Problem statement - Report only how many lines of the entries below contain the string "this".

-- BEGIN Listed entries --

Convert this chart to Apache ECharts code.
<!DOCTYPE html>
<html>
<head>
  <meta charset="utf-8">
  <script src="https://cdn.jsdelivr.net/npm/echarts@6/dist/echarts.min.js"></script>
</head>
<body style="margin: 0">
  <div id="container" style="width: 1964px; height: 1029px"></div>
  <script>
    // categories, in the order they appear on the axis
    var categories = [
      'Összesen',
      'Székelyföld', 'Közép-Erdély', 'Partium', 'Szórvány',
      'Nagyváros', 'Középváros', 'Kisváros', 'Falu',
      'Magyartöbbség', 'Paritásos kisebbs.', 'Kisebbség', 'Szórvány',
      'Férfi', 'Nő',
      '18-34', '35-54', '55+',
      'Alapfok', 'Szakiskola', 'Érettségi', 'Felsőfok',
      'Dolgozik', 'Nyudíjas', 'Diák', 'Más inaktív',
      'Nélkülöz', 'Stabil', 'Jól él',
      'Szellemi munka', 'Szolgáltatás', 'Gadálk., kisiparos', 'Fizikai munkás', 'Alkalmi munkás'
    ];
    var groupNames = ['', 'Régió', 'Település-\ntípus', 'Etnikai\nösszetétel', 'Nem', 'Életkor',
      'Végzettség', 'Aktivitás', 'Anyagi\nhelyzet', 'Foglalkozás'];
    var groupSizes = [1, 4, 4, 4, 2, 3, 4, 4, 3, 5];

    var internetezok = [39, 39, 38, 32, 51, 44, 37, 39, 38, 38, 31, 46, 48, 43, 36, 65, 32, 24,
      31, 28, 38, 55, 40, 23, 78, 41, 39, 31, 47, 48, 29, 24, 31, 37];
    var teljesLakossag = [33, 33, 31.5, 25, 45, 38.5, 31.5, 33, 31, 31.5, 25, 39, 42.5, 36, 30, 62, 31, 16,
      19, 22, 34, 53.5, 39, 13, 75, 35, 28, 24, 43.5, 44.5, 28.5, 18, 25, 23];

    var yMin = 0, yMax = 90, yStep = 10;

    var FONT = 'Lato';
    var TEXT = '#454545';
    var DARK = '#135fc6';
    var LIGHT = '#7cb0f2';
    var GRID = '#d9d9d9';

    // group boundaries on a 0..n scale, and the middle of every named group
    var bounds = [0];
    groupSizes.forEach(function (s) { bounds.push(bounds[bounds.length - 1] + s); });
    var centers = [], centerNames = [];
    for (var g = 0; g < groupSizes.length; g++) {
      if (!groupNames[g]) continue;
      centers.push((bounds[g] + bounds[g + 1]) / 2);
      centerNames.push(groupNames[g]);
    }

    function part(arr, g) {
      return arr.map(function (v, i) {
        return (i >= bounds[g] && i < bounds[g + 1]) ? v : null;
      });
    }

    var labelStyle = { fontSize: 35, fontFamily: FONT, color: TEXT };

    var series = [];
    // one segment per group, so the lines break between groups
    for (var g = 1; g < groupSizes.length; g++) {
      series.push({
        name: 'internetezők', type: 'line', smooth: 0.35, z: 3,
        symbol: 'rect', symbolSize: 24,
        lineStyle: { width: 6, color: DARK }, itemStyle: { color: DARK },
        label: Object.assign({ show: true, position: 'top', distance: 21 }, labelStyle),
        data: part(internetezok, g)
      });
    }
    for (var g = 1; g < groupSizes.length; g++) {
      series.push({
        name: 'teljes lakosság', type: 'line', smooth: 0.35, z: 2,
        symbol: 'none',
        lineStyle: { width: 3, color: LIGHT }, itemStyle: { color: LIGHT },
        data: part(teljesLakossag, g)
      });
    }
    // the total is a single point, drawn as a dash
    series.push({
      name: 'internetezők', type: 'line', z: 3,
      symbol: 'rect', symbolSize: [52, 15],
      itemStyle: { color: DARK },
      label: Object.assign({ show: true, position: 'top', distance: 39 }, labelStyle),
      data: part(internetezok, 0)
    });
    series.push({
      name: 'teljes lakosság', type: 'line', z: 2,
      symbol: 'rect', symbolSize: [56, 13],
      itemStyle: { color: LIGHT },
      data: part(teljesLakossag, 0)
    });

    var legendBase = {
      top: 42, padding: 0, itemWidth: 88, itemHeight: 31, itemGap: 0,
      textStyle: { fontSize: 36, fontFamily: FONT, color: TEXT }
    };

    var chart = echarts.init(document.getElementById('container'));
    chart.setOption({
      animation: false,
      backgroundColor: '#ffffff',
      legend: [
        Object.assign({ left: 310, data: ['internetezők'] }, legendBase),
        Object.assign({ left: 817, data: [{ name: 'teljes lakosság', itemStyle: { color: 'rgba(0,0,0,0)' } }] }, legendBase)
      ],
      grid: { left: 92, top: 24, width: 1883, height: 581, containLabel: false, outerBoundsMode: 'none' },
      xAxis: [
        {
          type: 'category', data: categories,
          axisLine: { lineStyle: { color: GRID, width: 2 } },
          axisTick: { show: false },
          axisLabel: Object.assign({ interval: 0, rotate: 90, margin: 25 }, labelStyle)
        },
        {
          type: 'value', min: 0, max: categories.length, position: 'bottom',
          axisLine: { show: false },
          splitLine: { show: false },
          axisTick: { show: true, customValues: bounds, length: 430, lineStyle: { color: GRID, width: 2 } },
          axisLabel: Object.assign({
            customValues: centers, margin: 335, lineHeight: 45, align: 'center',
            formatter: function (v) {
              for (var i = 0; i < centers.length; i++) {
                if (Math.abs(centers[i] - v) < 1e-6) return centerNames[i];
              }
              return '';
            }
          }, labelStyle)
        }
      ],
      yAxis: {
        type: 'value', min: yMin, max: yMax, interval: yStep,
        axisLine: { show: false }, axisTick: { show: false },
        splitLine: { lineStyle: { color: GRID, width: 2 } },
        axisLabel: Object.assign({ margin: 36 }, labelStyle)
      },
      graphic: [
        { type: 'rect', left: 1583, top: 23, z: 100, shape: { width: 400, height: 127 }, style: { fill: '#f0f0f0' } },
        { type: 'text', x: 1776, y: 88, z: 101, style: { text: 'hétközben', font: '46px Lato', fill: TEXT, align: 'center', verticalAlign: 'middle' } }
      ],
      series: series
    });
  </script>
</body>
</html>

-- END Listed entries --
-- BEGIN Listed entries --

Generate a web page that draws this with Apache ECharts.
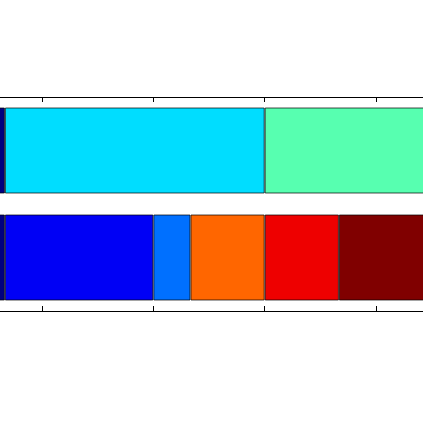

-- END Listed entries --

Result of the task - 2